Country roads
Shauna and I left Maryland around 1 p.m. It was July 13 and a hell-hot day.
I’ve never owned one of those thick, spiral-bound Thomas Guide-thingies and I don’t have a portable GPS. So I Googled the route to Winton, North Carolina. I find it interesting that all those computer generated route-makers such as Mapquest and Yahoo disclaim every path they chart. I think Google should include some sort of backwoods disclaimer.
“Warning… this route will take you through winding country roads with no street lights. Cell-phone reception will not exist. Beware of farm machinery on two-lane roads that only fit one car. Don’t get lost.”
We drove by many a cornfield and past dilapidated wooden structures with trees growing through the windows, the roofs. There were a few historical markers, the most notable marking Nat Turner’s Insurrection that took place during the 1830s.
The drive was very picturesque. I think there’s something artistic about old, abandoned houses… leaning to the side, overgrown with brush… almost heaving with fatigue from a life on their feet, before laying down a final time. Other structures such as one church-like building seemed to stand mostly upright. They just appeared a tad bit worn after a lifetime of sheltering worshipers wearing their Sunday-go-to-meeting best. There was another church with a tin-looking red roof, looked like a long, tired old horse that had carried one heavy load too many, its poor back permanently sloped in the middle, kind of like the letter C on its back.
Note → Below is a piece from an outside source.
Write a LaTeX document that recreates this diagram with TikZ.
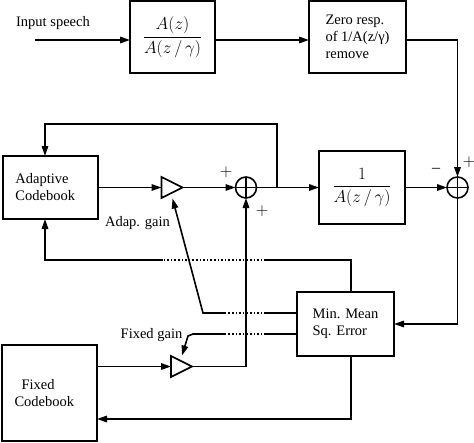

While driving in D.C. is not my favorite activity, I loved traveling through those wide open spaces. Even the windy roads were peaceful.
These photos were captured on the drive back from Winton, North Carolina. Shauna and I took awhile to get back to Maryland because we kept stopping along the way to take photos of slanted and abandoned houses and what I now call cemetery clumps or mini-cems: Collections of graves with 10 headstones or less.